WHAT THE TASK ASKS: With the pictures omitted, write out the entries that follow exactly as they stand.

DATASET ENTRIES:
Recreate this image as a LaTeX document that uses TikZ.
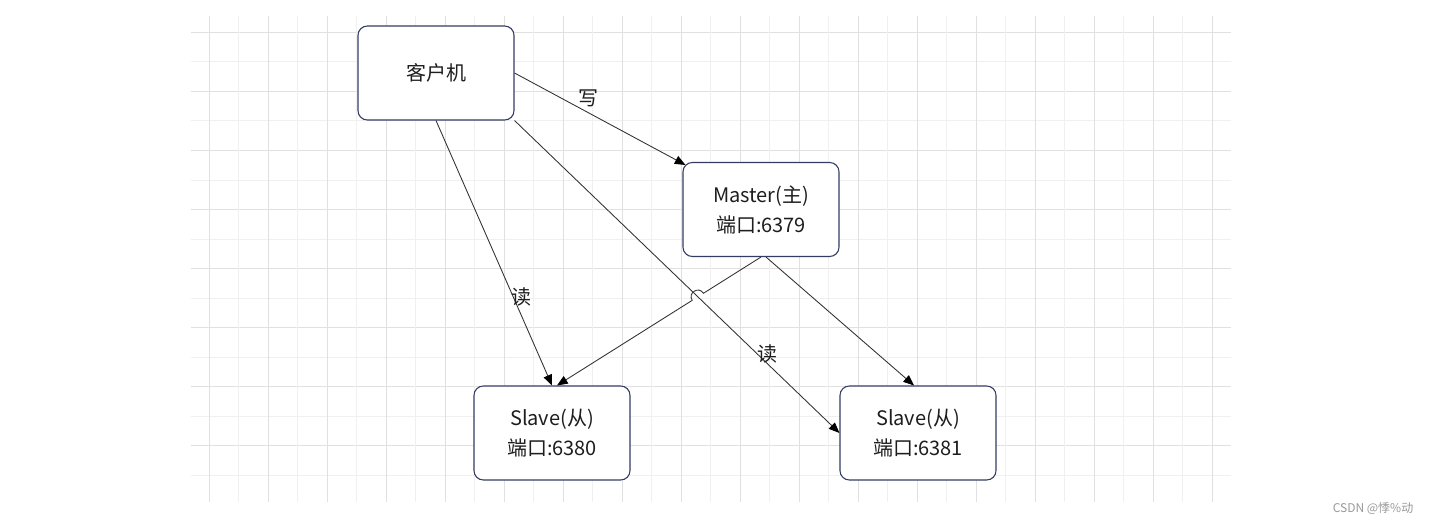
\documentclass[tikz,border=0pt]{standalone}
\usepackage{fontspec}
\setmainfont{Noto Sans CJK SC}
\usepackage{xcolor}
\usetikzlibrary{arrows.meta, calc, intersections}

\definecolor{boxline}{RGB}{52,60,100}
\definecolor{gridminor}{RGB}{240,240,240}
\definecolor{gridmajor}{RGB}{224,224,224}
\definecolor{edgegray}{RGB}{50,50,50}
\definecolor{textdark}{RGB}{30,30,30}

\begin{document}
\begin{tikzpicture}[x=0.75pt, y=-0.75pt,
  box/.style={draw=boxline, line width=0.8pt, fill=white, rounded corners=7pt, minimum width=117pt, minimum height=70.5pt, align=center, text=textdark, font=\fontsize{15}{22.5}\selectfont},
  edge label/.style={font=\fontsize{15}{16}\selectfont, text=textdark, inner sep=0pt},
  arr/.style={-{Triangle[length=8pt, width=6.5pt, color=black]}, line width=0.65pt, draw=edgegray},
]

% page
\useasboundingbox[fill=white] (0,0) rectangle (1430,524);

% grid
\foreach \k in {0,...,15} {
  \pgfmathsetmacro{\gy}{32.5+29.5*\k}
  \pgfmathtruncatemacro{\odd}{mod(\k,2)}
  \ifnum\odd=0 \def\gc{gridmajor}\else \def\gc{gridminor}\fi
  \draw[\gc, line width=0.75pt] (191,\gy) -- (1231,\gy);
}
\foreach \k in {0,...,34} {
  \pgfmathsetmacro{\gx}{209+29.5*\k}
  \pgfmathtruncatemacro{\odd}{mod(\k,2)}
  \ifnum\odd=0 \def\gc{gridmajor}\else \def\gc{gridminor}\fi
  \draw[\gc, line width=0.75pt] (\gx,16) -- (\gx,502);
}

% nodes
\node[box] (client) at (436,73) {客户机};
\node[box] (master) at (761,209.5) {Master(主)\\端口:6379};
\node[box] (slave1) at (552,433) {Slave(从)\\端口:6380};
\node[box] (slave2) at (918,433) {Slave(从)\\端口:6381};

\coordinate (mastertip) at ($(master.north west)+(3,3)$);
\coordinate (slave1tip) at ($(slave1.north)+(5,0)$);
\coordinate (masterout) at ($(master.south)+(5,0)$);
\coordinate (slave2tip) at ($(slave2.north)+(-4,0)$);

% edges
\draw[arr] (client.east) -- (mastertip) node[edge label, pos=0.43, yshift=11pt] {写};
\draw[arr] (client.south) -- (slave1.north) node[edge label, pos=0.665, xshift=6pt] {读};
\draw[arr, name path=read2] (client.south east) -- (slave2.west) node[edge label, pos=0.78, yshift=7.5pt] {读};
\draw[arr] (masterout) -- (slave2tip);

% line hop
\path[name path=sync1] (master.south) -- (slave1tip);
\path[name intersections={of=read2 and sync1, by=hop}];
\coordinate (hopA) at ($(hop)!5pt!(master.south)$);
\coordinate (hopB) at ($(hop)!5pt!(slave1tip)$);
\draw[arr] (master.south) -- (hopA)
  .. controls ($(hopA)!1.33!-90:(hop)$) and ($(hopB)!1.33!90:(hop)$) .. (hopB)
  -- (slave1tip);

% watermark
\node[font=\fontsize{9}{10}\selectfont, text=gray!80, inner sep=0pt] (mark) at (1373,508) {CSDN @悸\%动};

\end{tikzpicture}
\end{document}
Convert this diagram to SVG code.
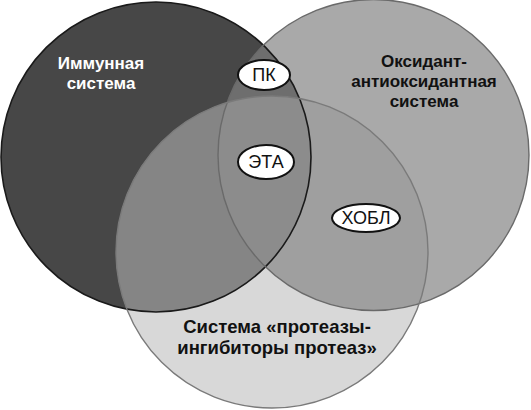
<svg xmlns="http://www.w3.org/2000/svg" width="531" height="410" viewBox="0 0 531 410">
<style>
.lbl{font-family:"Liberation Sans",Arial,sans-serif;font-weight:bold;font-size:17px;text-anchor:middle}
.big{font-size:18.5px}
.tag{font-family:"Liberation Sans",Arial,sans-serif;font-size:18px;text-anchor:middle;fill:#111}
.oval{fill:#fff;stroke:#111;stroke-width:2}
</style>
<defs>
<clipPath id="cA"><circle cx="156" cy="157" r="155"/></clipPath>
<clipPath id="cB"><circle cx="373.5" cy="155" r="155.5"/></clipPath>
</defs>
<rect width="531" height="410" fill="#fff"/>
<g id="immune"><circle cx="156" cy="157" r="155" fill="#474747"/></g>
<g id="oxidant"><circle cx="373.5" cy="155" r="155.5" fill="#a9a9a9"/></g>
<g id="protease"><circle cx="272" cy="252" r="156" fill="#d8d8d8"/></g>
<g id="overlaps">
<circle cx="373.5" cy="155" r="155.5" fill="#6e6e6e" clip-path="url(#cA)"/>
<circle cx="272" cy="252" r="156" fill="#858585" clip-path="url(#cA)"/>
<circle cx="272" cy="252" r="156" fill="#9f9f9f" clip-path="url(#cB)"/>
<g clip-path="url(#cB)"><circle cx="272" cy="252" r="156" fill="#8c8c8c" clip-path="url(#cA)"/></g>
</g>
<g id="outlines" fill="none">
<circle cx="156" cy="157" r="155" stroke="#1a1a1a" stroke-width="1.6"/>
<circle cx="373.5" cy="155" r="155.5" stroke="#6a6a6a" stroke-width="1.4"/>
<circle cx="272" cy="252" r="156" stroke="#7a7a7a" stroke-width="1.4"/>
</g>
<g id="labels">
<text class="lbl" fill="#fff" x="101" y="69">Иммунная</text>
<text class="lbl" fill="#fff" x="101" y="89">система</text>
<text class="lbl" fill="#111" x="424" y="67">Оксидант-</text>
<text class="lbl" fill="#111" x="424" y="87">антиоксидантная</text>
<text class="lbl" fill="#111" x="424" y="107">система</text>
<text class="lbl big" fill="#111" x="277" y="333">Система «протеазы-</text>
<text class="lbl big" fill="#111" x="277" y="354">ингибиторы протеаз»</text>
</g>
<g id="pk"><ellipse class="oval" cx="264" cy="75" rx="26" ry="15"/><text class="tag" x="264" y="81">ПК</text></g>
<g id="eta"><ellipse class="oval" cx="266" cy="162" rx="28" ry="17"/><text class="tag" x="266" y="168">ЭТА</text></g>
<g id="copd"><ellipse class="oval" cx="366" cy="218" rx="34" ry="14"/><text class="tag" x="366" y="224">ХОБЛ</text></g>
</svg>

OUTPUT OF THE TASK:
Recreate this image as a LaTeX document that uses TikZ.
\documentclass[tikz,border=0pt]{standalone}
\usepackage{fontspec}
\setmainfont{Noto Sans CJK SC}
\usepackage{xcolor}
\usetikzlibrary{arrows.meta, calc, intersections}

\definecolor{boxline}{RGB}{52,60,100}
\definecolor{gridminor}{RGB}{240,240,240}
\definecolor{gridmajor}{RGB}{224,224,224}
\definecolor{edgegray}{RGB}{50,50,50}
\definecolor{textdark}{RGB}{30,30,30}

\begin{document}
\begin{tikzpicture}[x=0.75pt, y=-0.75pt,
  box/.style={draw=boxline, line width=0.8pt, fill=white, rounded corners=7pt, minimum width=117pt, minimum height=70.5pt, align=center, text=textdark, font=\fontsize{15}{22.5}\selectfont},
  edge label/.style={font=\fontsize{15}{16}\selectfont, text=textdark, inner sep=0pt},
  arr/.style={-{Triangle[length=8pt, width=6.5pt, color=black]}, line width=0.65pt, draw=edgegray},
]

% page
\useasboundingbox[fill=white] (0,0) rectangle (1430,524);

% grid
\foreach \k in {0,...,15} {
  \pgfmathsetmacro{\gy}{32.5+29.5*\k}
  \pgfmathtruncatemacro{\odd}{mod(\k,2)}
  \ifnum\odd=0 \def\gc{gridmajor}\else \def\gc{gridminor}\fi
  \draw[\gc, line width=0.75pt] (191,\gy) -- (1231,\gy);
}
\foreach \k in {0,...,34} {
  \pgfmathsetmacro{\gx}{209+29.5*\k}
  \pgfmathtruncatemacro{\odd}{mod(\k,2)}
  \ifnum\odd=0 \def\gc{gridmajor}\else \def\gc{gridminor}\fi
  \draw[\gc, line width=0.75pt] (\gx,16) -- (\gx,502);
}

% nodes
\node[box] (client) at (436,73) {客户机};
\node[box] (master) at (761,209.5) {Master(主)\\端口:6379};
\node[box] (slave1) at (552,433) {Slave(从)\\端口:6380};
\node[box] (slave2) at (918,433) {Slave(从)\\端口:6381};

\coordinate (mastertip) at ($(master.north west)+(3,3)$);
\coordinate (slave1tip) at ($(slave1.north)+(5,0)$);
\coordinate (masterout) at ($(master.south)+(5,0)$);
\coordinate (slave2tip) at ($(slave2.north)+(-4,0)$);

% edges
\draw[arr] (client.east) -- (mastertip) node[edge label, pos=0.43, yshift=11pt] {写};
\draw[arr] (client.south) -- (slave1.north) node[edge label, pos=0.665, xshift=6pt] {读};
\draw[arr, name path=read2] (client.south east) -- (slave2.west) node[edge label, pos=0.78, yshift=7.5pt] {读};
\draw[arr] (masterout) -- (slave2tip);

% line hop
\path[name path=sync1] (master.south) -- (slave1tip);
\path[name intersections={of=read2 and sync1, by=hop}];
\coordinate (hopA) at ($(hop)!5pt!(master.south)$);
\coordinate (hopB) at ($(hop)!5pt!(slave1tip)$);
\draw[arr] (master.south) -- (hopA)
  .. controls ($(hopA)!1.33!-90:(hop)$) and ($(hopB)!1.33!90:(hop)$) .. (hopB)
  -- (slave1tip);

% watermark
\node[font=\fontsize{9}{10}\selectfont, text=gray!80, inner sep=0pt] (mark) at (1373,508) {CSDN @悸\%动};

\end{tikzpicture}
\end{document}
Convert this diagram to SVG code.
<svg xmlns="http://www.w3.org/2000/svg" width="531" height="410" viewBox="0 0 531 410">
<style>
.lbl{font-family:"Liberation Sans",Arial,sans-serif;font-weight:bold;font-size:17px;text-anchor:middle}
.big{font-size:18.5px}
.tag{font-family:"Liberation Sans",Arial,sans-serif;font-size:18px;text-anchor:middle;fill:#111}
.oval{fill:#fff;stroke:#111;stroke-width:2}
</style>
<defs>
<clipPath id="cA"><circle cx="156" cy="157" r="155"/></clipPath>
<clipPath id="cB"><circle cx="373.5" cy="155" r="155.5"/></clipPath>
</defs>
<rect width="531" height="410" fill="#fff"/>
<g id="immune"><circle cx="156" cy="157" r="155" fill="#474747"/></g>
<g id="oxidant"><circle cx="373.5" cy="155" r="155.5" fill="#a9a9a9"/></g>
<g id="protease"><circle cx="272" cy="252" r="156" fill="#d8d8d8"/></g>
<g id="overlaps">
<circle cx="373.5" cy="155" r="155.5" fill="#6e6e6e" clip-path="url(#cA)"/>
<circle cx="272" cy="252" r="156" fill="#858585" clip-path="url(#cA)"/>
<circle cx="272" cy="252" r="156" fill="#9f9f9f" clip-path="url(#cB)"/>
<g clip-path="url(#cB)"><circle cx="272" cy="252" r="156" fill="#8c8c8c" clip-path="url(#cA)"/></g>
</g>
<g id="outlines" fill="none">
<circle cx="156" cy="157" r="155" stroke="#1a1a1a" stroke-width="1.6"/>
<circle cx="373.5" cy="155" r="155.5" stroke="#6a6a6a" stroke-width="1.4"/>
<circle cx="272" cy="252" r="156" stroke="#7a7a7a" stroke-width="1.4"/>
</g>
<g id="labels">
<text class="lbl" fill="#fff" x="101" y="69">Иммунная</text>
<text class="lbl" fill="#fff" x="101" y="89">система</text>
<text class="lbl" fill="#111" x="424" y="67">Оксидант-</text>
<text class="lbl" fill="#111" x="424" y="87">антиоксидантная</text>
<text class="lbl" fill="#111" x="424" y="107">система</text>
<text class="lbl big" fill="#111" x="277" y="333">Система «протеазы-</text>
<text class="lbl big" fill="#111" x="277" y="354">ингибиторы протеаз»</text>
</g>
<g id="pk"><ellipse class="oval" cx="264" cy="75" rx="26" ry="15"/><text class="tag" x="264" y="81">ПК</text></g>
<g id="eta"><ellipse class="oval" cx="266" cy="162" rx="28" ry="17"/><text class="tag" x="266" y="168">ЭТА</text></g>
<g id="copd"><ellipse class="oval" cx="366" cy="218" rx="34" ry="14"/><text class="tag" x="366" y="224">ХОБЛ</text></g>
</svg>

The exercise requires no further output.